_Task brief:_
Print nothing but the lines from the start of the listing below through the line that contains "color='#4F81BD', zorder=3, linewidth=0)". Do not include the pictures.

_Exercise data:_

>>>

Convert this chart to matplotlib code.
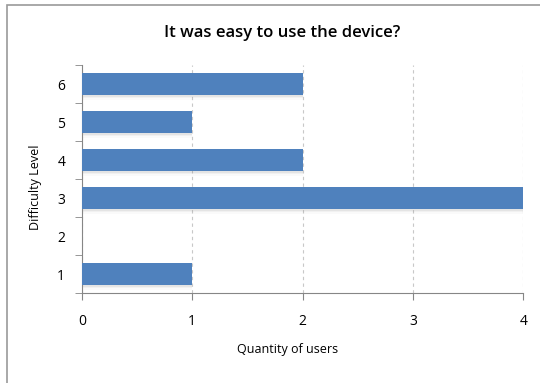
import numpy as np
import matplotlib
matplotlib.use("Agg")
import matplotlib.pyplot as plt
from matplotlib.patches import Rectangle

# data
levels = [1, 2, 3, 4, 5, 6]
users = [1, 0, 4, 2, 1, 2]
xticks = [0, 1, 2, 3, 4]

plt.rcParams['font.family'] = ['Open Sans', 'DejaVu Sans']

fig = plt.figure(figsize=(5.4, 3.83), dpi=100)
ax = fig.add_axes([0.1515, 0.2345, 0.8177, 0.5953])

bar_h = 0.57
# soft shadow under the bars
for k, a in enumerate([0.10, 0.07, 0.04]):
    ax.barh(np.array(levels) - 0.04 * (k + 1), users, height=bar_h,
            color='gray', alpha=a, zorder=2, linewidth=0)
ax.barh(levels, users, height=bar_h, color='#4F81BD', zorder=3, linewidth=0)

ax.set_xlim(0, 4)
ax.set_ylim(0.5, 6.5)
ax.set_xticks(xticks)
ax.set_yticks(levels)
ax.set_yticks(np.arange(0.5, 6.6, 1), minor=True)
ax.tick_params(axis='y', which='major', length=0, pad=12, labelsize=10)
ax.tick_params(axis='y', which='minor', length=5, color='#868686', direction='out')
ax.tick_params(axis='x', length=5, color='#868686', pad=10, labelsize=10)

ax.grid(axis='x', linestyle=(0, (3, 3)), color='#c8c8c8', linewidth=0.8, zorder=0)
for s in ['top', 'right']:
    ax.spines[s].set_visible(False)
for s in ['left', 'bottom']:
    ax.spines[s].set_color('#868686')

ax.set_xlabel('Quantity of users', fontsize=9, va='center')
ax.xaxis.set_label_coords(0.467, -0.246)
ax.set_ylabel('Difficulty Level', fontsize=9, va='center')
ax.yaxis.set_label_coords(-0.105, 0.465)
fig.text(0.523, 0.915, 'It was easy to use the device?', ha='center', va='center',
         fontsize=12, fontweight='semibold')

# outer chart border
fig.patches.append(Rectangle((6.5 / 540, -0.05), 1.1, 1 - 5.5 / 383 + 0.05,
                             transform=fig.transFigure, fill=False,
                             edgecolor='#9a9a9a', linewidth=1.2))

fig.savefig('out.png', dpi=100)
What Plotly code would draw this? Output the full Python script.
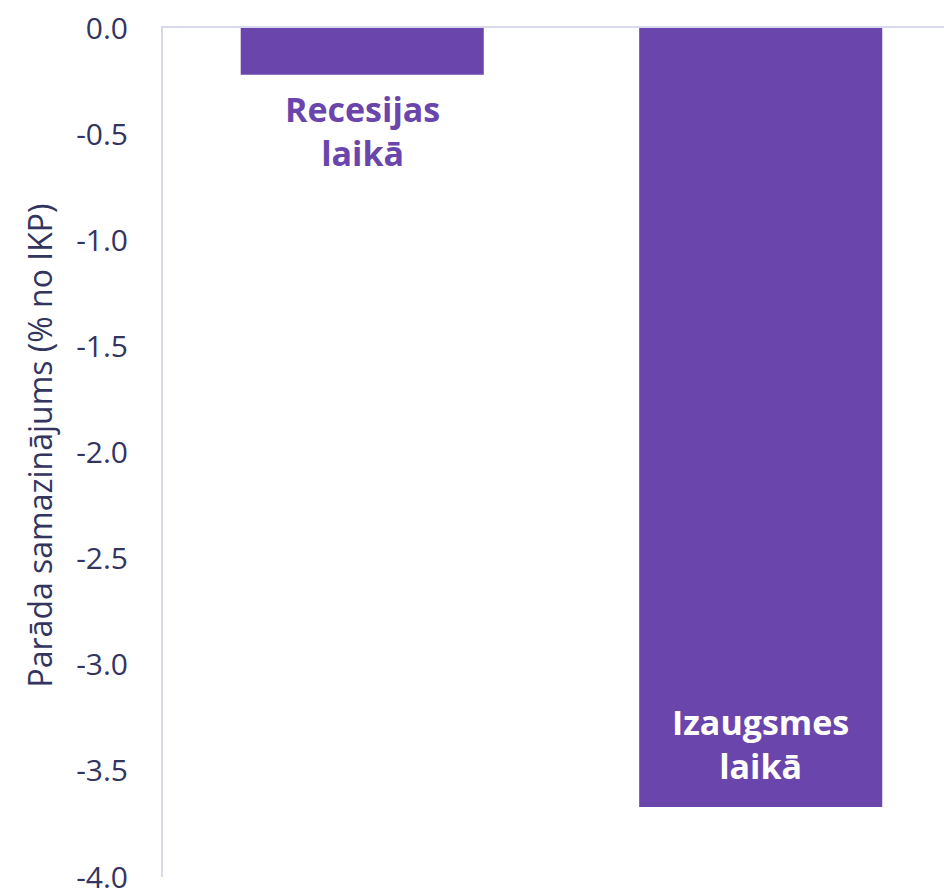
import plotly.graph_objects as go

# data
categories = ["Recesijas laikā", "Izaugsmes laikā"]
debt_change = [-0.22, -3.67]
label_text = ["Recesijas<br>laikā", "Izaugsmes<br>laikā"]
tick_vals = [0.0, -0.5, -1.0, -1.5, -2.0, -2.5, -3.0, -3.5, -4.0]
tick_text = ["0.0", "-0.5", "-1.0", "-1.5", "-2.0", "-2.5", "-3.0", "-3.5", "-4.0"]
y_title = "Parāda samazinājums (% no IKP)"

purple = "#6A46AC"
ink = "#33355F"
axis_col = "#D9D9EE"

fig = go.Figure()
fig.add_trace(go.Bar(
    x=[0, 1],
    y=debt_change,
    width=0.61,
    marker=dict(color=purple, line=dict(width=0)),
    hoverinfo="skip",
))

# bar labels
fig.add_annotation(x=0, y=debt_change[0], text="<b>" + label_text[0] + "</b>",
                   showarrow=False, yanchor="top", yshift=-9,
                   font=dict(size=34, color=purple))
fig.add_annotation(x=1, y=debt_change[1], text="<b>" + label_text[1] + "</b>",
                   showarrow=False, yanchor="bottom", yshift=16,
                   font=dict(size=34, color="white"))

# axis title as annotation so its position can be pinned
fig.add_annotation(xref="paper", yref="paper", x=0, y=0.5, xshift=-124,
                   yshift=7, xanchor="center", yanchor="middle",
                   text=y_title, textangle=-90, showarrow=False,
                   font=dict(size=32, color=ink))

fig.update_layout(
    width=944, height=888,
    margin=dict(l=163, r=0, t=28, b=11),
    paper_bgcolor="white", plot_bgcolor="white",
    font=dict(family="Open Sans", color=ink),
    showlegend=False,
    xaxis=dict(
        range=[-0.5, 1.46], side="top", showline=True, linecolor=axis_col,
        linewidth=2, showticklabels=False, ticks="", showgrid=False,
        zeroline=False, fixedrange=True, automargin=False,
    ),
    yaxis=dict(
        range=[-4, 0], tickvals=tick_vals, ticktext=tick_text,
        showline=True, linecolor=axis_col, linewidth=2, showgrid=False,
        zeroline=False, ticks="", ticklabelstandoff=27,
        ticklabeloverflow="allow", automargin=False, fixedrange=True,
        tickfont=dict(size=30, color=ink),
    ),
)

# drop the browser's default body margin so the figure fills the window
fig.write_html(
    "out.html",
    config={"displayModeBar": False},
    post_script="document.body.style.margin='0';"
                "document.body.style.overflow='hidden';",
)
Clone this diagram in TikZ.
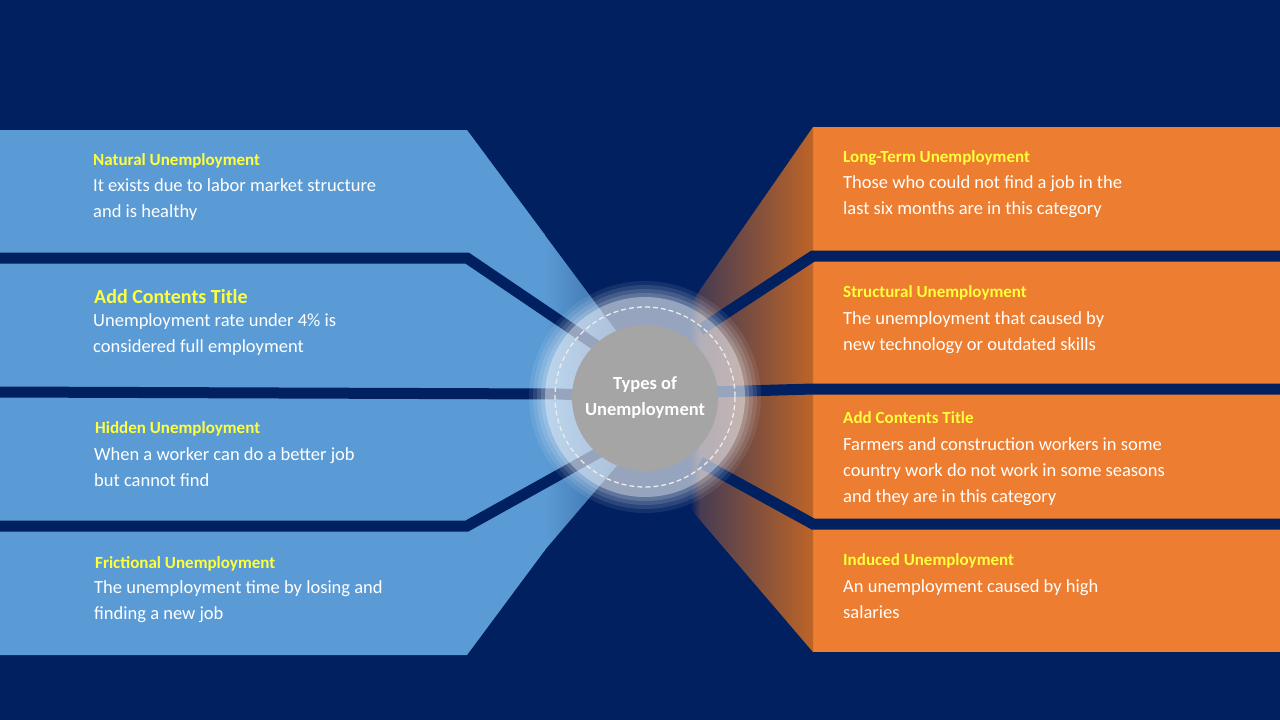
\documentclass[tikz,border=0pt]{standalone}
\usepackage{fontspec}
\setmainfont{Carlito}
\definecolor{bg}{HTML}{002060}
\definecolor{lb}{HTML}{5B9BD5}
\definecolor{og}{HTML}{ED7D31}
\definecolor{ttl}{HTML}{FFFF3C}
\definecolor{gr}{HTML}{A5A5A5}
\begin{document}
\begin{tikzpicture}[x=1pt,y=-1pt,
  ttlstyle/.style={anchor=west,text=ttl,font=\fontsize{17}{20}\selectfont\bfseries,inner sep=0},
  bodystyle/.style={anchor=north west,text=white,font=\fontsize{18.5}{26}\selectfont,align=left,inner sep=0},
  sep/.style={draw=bg,line width=11pt}]
\useasboundingbox (0,0) rectangle (1280,720);
\fill[bg] (0,0) rectangle (1280,720);
% left fan
\fill[lb] (0,130) -- (467,130) -- (545,235) -- (545,550) -- (467,655) -- (0,655) -- cycle;
\shade[left color=lb,right color=bg!40!lb] (544,234) -- (620,336) -- (620,462) -- (544,551) -- cycle;
% right fan
\fill[og] (813,127) rectangle (1280,652);
\shade[left color=bg!70!og,right color=og!80!black] (700,290) -- (813,127) -- (813,652) -- (700,520) -- cycle;
\shade[left color=bg,right color=bg!70!og] (690,305) -- (700,290) -- (700,520) -- (690,508) -- cycle;
% separators
\coordinate (c) at (645,397);
\draw[sep] (0,258) -- (467,258) -- (600,348);
\draw[sep] (0,392) -- (560,394) -- (600,396);
\draw[sep] (0,526) -- (467,526) -- (600,452);
\draw[sep] (1280,256) -- (813,256) -- (700,330);
\draw[sep] (1280,389) -- (813,389) -- (710,392);
\draw[sep] (1280,524) -- (813,524) -- (700,462);
% glow
\foreach \r/\o in {116/0.08,112/0.1,108/0.12,104/0.15}{\fill[white,opacity=\o] (c) circle (\r);}
\fill[white,opacity=0.35] (c) circle (100);
\draw[white!85!gray,dashed,line width=1.3pt,dash pattern=on 5pt off 3pt] (c) circle (90);
\node[circle,fill=gr,minimum size=146pt,inner sep=0,text=white,align=center,
  font=\fontsize{18.5}{26}\selectfont\bfseries] (hub) at (645,398) {Types of\\Unemployment};
% left texts
\node[ttlstyle] (t1) at (93,161) {Natural Unemployment};
\node[bodystyle] (b1) at (93,178) {It exists due to labor market structure\\and is healthy};
\node[ttlstyle,font=\fontsize{20}{24}\selectfont\bfseries] (t2) at (94,297) {Add Contents Title};
\node[bodystyle] (b2) at (93,313) {Unemployment rate under 4\% is\\considered full employment};
\node[ttlstyle] (t3) at (95,429) {Hidden Unemployment};
\node[bodystyle] (b3) at (94,447) {When a worker can do a better job\\but cannot find};
\node[ttlstyle] (t4) at (95,564) {Frictional Unemployment};
\node[bodystyle] (b4) at (94,580) {The unemployment time by losing and\\finding a new job};
% right texts
\node[ttlstyle] (t5) at (843,158) {Long-Term Unemployment};
\node[bodystyle] (b5) at (843,175) {Those who could not find a job in the\\last six months are in this category};
\node[ttlstyle] (t6) at (843,293) {Structural Unemployment};
\node[bodystyle] (b6) at (843,311) {The unemployment that caused by\\new technology or outdated skills};
\node[ttlstyle] (t7) at (843,418) {Add Contents Title};
\node[bodystyle] (b7) at (843,437) {Farmers and construction workers in some\\country work do not work in some seasons\\and they are in this category};
\node[ttlstyle] (t8) at (843,561) {Induced Unemployment};
\node[bodystyle] (b8) at (843,579) {An unemployment caused by high\\salaries};
\end{tikzpicture}
\end{document}
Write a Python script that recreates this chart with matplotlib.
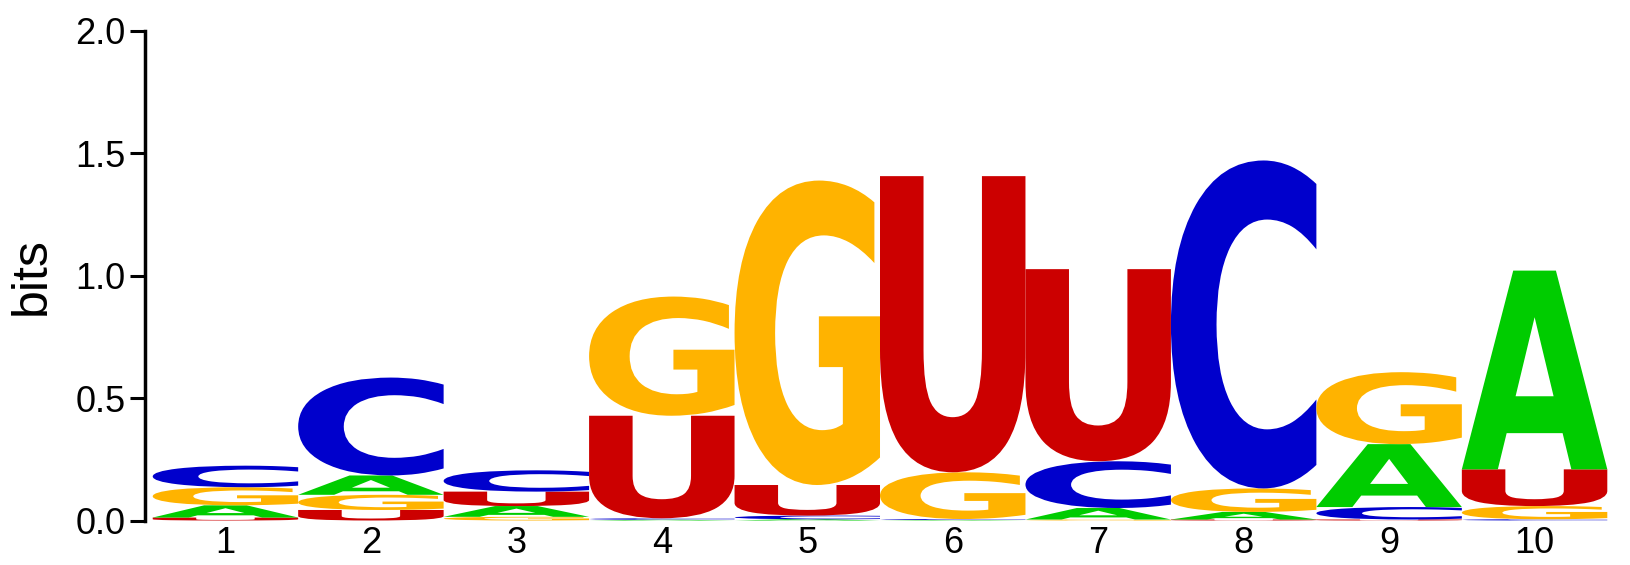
import matplotlib
matplotlib.use("Agg")
import matplotlib.pyplot as plt
from matplotlib.textpath import TextPath
from matplotlib.font_manager import FontProperties
from matplotlib.patches import PathPatch
from matplotlib.transforms import Affine2D

positions = [1, 2, 3, 4, 5, 6, 7, 8, 9, 10]
letters = ["A", "C", "G", "U"]

# information content (bits) per letter
bitsA = [0.050, 0.079, 0.044, 0.003, 0.005, 0.002, 0.047, 0.031, 0.257, 0.812]
bitsC = [0.088, 0.400, 0.087, 0.006, 0.015, 0.004, 0.191, 1.340, 0.051, 0.005]
bitsG = [0.074, 0.062, 0.015, 0.487, 1.244, 0.191, 0.004, 0.096, 0.294, 0.054]
bitsU = [0.012, 0.043, 0.059, 0.419, 0.125, 1.210, 0.785, 0.004, 0.004, 0.150]

colors = {"A": "#00CC00", "C": "#0000CC", "G": "#FFB300", "U": "#CC0000"}
yticks = [0.0, 0.5, 1.0, 1.5, 2.0]

letterFont = FontProperties(family="DejaVu Sans", weight="bold")


def drawLetter(ax, ch, xLeft, yBottom, width, height, color):
    path = TextPath((0, 0), ch, size=1, prop=letterFont)
    bb = path.get_extents()
    tr = (Affine2D()
          .translate(-bb.x0, -bb.y0)
          .scale(width / bb.width, height / bb.height)
          .translate(xLeft, yBottom))
    patch = PathPatch(tr.transform_path(path), facecolor=color,
                      edgecolor="none", transform=ax.transData, clip_on=False)
    ax.add_patch(patch)


def main():
    fig = plt.figure(figsize=(16.3, 5.65), dpi=100)
    ax = fig.add_axes([145 / 1630, 44.5 / 565, 1462.3 / 1630, 489.5 / 565])

    table = {"A": bitsA, "C": bitsC, "G": bitsG, "U": bitsU}
    for i, pos in enumerate(positions):
        stack = sorted(((table[l][i], l) for l in letters), key=lambda t: t[0])
        y = 0.0
        for h, l in stack:
            if h <= 0:
                continue
            drawLetter(ax, l, pos - 0.5, y, 1.0, h, colors[l])
            y += h

    ax.set_xlim(0.447, 10.5)
    ax.set_ylim(0, 2.0)
    ax.set_xticks(positions)
    ax.set_xticklabels([str(p) for p in positions], family="Liberation Sans", fontsize=26)
    ax.set_yticks(yticks)
    ax.set_yticklabels([f"{t:.1f}" for t in yticks], family="Liberation Sans", fontsize=26)

    for side in ["top", "right", "bottom"]:
        ax.spines[side].set_visible(False)
    ax.spines["left"].set_linewidth(2.5)
    ax.spines["left"].set_bounds(0, 2.0)
    ax.tick_params(axis="y", direction="out", length=10.5, width=2.2, pad=3.5)
    ax.tick_params(axis="x", length=0, pad=4)

    ax.set_ylabel("bits", family="Liberation Sans", fontsize=36)
    ax.yaxis.set_label_coords(-0.062, 0.5)

    fig.savefig("out.png", dpi=100)
    plt.close(fig)


if __name__ == "__main__":
    main()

<<<

_Correct answer:_
Convert this chart to matplotlib code.
import numpy as np
import matplotlib
matplotlib.use("Agg")
import matplotlib.pyplot as plt
from matplotlib.patches import Rectangle

# data
levels = [1, 2, 3, 4, 5, 6]
users = [1, 0, 4, 2, 1, 2]
xticks = [0, 1, 2, 3, 4]

plt.rcParams['font.family'] = ['Open Sans', 'DejaVu Sans']

fig = plt.figure(figsize=(5.4, 3.83), dpi=100)
ax = fig.add_axes([0.1515, 0.2345, 0.8177, 0.5953])

bar_h = 0.57
# soft shadow under the bars
for k, a in enumerate([0.10, 0.07, 0.04]):
    ax.barh(np.array(levels) - 0.04 * (k + 1), users, height=bar_h,
            color='gray', alpha=a, zorder=2, linewidth=0)
ax.barh(levels, users, height=bar_h, color='#4F81BD', zorder=3, linewidth=0)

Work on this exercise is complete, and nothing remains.